State Comptroller reminds NYers to spend gift cards
ALBANY, N.Y. (NEWS10) -- New York State Comptroller Thomas DiNapoli reminds New Yorkers to spend the gift cards they got for the holidays. If a gift card isn't used within five years of getting it, retailers may turn the balances over to the Comptroller’s Office of Unclaimed Funds (OUF).
The comptroller's office said it recovered over $21 million from gift cards in 2024. This was more than three times the amount from 2014, which was $5.8 million.
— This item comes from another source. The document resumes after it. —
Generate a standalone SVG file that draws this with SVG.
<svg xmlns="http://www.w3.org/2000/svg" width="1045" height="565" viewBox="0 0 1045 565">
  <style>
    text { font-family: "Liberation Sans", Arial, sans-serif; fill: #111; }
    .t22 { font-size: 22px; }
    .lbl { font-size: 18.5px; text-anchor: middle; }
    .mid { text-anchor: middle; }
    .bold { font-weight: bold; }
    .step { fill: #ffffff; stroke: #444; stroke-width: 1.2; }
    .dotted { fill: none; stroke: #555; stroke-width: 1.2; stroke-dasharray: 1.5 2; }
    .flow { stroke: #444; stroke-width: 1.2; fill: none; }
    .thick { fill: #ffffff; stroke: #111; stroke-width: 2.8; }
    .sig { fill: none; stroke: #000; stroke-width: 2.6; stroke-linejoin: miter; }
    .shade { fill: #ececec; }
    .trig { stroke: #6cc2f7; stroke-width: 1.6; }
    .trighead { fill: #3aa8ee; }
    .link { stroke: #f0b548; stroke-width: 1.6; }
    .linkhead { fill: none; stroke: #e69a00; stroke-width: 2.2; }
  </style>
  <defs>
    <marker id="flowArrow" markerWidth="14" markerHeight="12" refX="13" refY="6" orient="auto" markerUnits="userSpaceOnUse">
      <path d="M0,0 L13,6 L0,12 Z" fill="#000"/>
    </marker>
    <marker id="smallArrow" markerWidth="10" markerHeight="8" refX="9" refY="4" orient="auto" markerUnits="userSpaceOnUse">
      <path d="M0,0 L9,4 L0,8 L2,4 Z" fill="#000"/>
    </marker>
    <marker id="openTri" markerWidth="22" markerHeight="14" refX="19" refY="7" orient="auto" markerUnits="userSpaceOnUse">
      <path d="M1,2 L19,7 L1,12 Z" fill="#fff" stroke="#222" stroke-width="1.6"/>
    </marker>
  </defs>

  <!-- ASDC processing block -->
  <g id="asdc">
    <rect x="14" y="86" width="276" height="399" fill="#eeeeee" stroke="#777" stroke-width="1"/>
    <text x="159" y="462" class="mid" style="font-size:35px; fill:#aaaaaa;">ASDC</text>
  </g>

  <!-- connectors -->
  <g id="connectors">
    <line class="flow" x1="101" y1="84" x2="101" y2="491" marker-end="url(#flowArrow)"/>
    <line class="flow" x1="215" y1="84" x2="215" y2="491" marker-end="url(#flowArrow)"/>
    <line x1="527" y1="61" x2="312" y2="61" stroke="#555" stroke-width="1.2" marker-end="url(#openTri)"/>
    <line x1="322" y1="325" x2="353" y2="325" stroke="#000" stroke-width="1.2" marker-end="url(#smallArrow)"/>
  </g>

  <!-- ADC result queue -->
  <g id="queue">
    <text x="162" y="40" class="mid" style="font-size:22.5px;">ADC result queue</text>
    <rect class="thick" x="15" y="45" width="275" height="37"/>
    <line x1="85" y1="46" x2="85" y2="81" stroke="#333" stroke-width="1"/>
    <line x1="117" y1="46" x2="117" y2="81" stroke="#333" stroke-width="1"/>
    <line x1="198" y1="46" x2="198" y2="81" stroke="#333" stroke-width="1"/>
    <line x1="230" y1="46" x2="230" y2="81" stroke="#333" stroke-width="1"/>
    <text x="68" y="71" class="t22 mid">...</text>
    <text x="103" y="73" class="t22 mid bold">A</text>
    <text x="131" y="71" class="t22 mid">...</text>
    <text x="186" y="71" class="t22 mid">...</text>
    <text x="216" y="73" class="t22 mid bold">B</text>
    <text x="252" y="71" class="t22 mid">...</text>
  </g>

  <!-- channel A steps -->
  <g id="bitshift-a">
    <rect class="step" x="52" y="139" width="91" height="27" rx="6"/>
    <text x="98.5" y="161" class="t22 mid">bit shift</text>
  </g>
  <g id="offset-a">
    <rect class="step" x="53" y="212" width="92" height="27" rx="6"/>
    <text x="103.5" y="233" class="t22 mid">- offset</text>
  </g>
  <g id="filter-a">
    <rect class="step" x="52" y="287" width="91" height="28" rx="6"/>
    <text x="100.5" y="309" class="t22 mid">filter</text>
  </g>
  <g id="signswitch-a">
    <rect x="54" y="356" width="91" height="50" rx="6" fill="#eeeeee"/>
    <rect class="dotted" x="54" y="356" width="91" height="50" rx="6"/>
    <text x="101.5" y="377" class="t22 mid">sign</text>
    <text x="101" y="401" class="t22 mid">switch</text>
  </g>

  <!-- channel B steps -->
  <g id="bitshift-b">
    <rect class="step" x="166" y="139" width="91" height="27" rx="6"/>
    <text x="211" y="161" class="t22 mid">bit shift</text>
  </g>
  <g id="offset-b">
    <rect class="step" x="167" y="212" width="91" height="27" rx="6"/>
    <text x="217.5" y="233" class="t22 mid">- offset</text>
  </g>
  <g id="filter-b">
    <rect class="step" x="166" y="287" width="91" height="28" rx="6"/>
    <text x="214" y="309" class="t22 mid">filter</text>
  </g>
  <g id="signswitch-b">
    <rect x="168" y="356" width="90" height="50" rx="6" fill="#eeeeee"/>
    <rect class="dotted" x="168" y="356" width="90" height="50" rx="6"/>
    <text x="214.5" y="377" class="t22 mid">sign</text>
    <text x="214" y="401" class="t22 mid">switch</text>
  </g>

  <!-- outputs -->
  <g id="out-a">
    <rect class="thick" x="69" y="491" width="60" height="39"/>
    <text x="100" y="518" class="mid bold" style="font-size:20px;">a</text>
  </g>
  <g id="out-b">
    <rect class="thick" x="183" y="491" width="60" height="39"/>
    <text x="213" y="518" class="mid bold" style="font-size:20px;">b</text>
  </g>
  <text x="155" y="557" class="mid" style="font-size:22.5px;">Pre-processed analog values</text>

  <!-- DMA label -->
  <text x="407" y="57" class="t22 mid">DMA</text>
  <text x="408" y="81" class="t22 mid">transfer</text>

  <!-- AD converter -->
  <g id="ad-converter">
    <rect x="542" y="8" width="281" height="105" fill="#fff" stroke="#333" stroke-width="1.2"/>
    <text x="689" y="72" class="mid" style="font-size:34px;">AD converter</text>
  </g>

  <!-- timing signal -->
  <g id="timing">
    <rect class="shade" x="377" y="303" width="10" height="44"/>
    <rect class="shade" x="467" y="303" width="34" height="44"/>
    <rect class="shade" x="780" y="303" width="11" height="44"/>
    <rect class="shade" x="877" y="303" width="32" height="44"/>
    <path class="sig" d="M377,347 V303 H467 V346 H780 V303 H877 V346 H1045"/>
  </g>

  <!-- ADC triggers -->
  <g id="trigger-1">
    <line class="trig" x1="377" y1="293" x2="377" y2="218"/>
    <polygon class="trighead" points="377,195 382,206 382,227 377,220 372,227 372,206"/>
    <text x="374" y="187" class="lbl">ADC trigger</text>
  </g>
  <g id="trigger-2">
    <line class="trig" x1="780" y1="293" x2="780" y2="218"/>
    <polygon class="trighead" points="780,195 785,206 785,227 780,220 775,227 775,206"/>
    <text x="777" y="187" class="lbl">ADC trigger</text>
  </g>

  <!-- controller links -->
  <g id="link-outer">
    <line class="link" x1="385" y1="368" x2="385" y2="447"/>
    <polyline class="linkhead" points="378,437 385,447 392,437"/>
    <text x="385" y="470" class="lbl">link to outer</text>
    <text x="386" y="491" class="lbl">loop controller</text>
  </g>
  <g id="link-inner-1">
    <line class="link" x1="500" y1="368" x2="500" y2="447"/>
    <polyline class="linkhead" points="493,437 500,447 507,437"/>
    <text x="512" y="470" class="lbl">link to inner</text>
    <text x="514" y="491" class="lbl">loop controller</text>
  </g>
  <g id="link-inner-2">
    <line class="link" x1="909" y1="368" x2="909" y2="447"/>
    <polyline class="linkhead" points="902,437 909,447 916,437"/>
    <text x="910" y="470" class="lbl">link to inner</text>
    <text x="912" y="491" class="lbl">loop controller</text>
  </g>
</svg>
DiNapoli's office reported the following amounts of unclaimed funds from gift cards, separated by region:
- Hudson Valley: $7,862,542
- Capital-Saratoga: $2,682,501
- Adirondacks: $942,697
- Catskills: $842,108
- New York City: $48,460,101
- Long Island: $11,470,904
- Finger Lakes: $5,282,819
- Niagara Frontier: $3,409,372
- Central Leatherstocking: $1,648,207
- Thousand-Islands-Seaway: $636,765
- Chautauqua-Alleghany: $569,831
The state comptroller's office can return unclaimed business funds and works with retailers to find the owners who purchased the gift cards. DiNapoli's office said it returns an average of $1.5 million in unclaimed funds every business day.
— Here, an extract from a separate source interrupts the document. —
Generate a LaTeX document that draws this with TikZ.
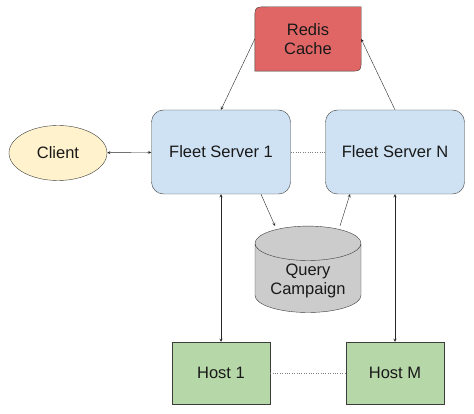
\documentclass[tikz,border=0pt]{standalone}
\usepackage{fontspec}
\setmainfont{Liberation Sans}
\usepackage{tikz}
\usepackage{xcolor}
\usetikzlibrary{shapes.geometric}
\usetikzlibrary{positioning}
\definecolor{redisred}{HTML}{E06666}
\definecolor{fleetblue}{HTML}{CFE2F3}
\definecolor{clientyellow}{HTML}{FFF2CC}
\definecolor{querygray}{HTML}{CCCCCC}
\definecolor{hostgreen}{HTML}{B6D7A8}
\definecolor{linegray}{HTML}{3C3C3C}
\tikzstyle{server} = [rectangle, rounded corners=12pt, minimum width=139pt, minimum height=84pt, text centered, draw=linegray, fill=fleetblue]
\tikzstyle{host} = [rectangle, minimum width=98pt, minimum height=62pt, text centered, draw=linegray, fill=hostgreen]
\tikzstyle{client} = [ellipse, minimum width=98pt, minimum height=55pt, text centered, draw=linegray, fill=clientyellow]
\tikzstyle{campaign} = [cylinder, shape border rotate=90, aspect=0.42, minimum width=106pt, minimum height=75pt, align=center, draw=linegray, fill=querygray]
\tikzstyle{arrow} = [->,>=stealth, black!85]
\tikzstyle{both} = [<->,>=stealth, black!85]
\tikzstyle{link} = [dotted, gray]

\begin{document}
\begin{tikzpicture}[x=1pt, y=-1pt, font=\fontsize{16.5}{19}\selectfont, text=black!90]
        \useasboundingbox (0,0) rectangle (474,414);
        \node (redis) [minimum width=106pt, minimum height=64pt, align=center] at (308,39) {};
        \node (fleet1) [server] at (221,152) {Fleet Server 1};
        \node (fleetN) [server] at (395,152) {Fleet Server N};
        \node (client) [client] at (58,153) {Client};
        \node (query) [campaign] at (308,281) {Query\\Campaign};
        \node (host1) [host] at (221,373) {Host 1};
        \node (hostM) [host] at (395,373) {Host M};

        % redis box, only two corners rounded
        \draw [draw=linegray, fill=redisred] (redis.north east) -- ([xshift=13pt]redis.north west) .. controls (redis.north west) .. ([yshift=-13pt]redis.north west) -- (redis.south west) -- ([xshift=-13pt]redis.south east) .. controls (redis.south east) .. ([yshift=13pt]redis.south east) -- cycle;
        \node (redistext) at (redis) [align=center] {Redis\\Cache};

        \draw [both] (client) -- (fleet1);
        \draw [link] (fleet1) -- (fleetN);
        \draw [link] (host1) -- (hostM);
        \draw [arrow] (redis.west) -- (fleet1.north);
        \draw [arrow] (fleetN.north) -- (redis.east);
        \draw [arrow] ([xshift=40pt]fleet1.south) -- ([xshift=-33pt]query.north);
        \draw [arrow] ([xshift=32pt]query.north) -- ([xshift=-45pt]fleetN.south);
        \draw [both] (host1.north) -- (fleet1.south);
        \draw [both] (hostM.north) -- (fleetN.south);
\end{tikzpicture}
\end{document}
Retailers provide the OUF with the name registered on the gift card, if they were issued a refund, or if the card was bought with a store account. If the retailer doesn't know the person's information it can report card details and then the gift card owner can claim the balance from the OUF.
The comptroller's office said it has more than $19 billion in unclaimed funds.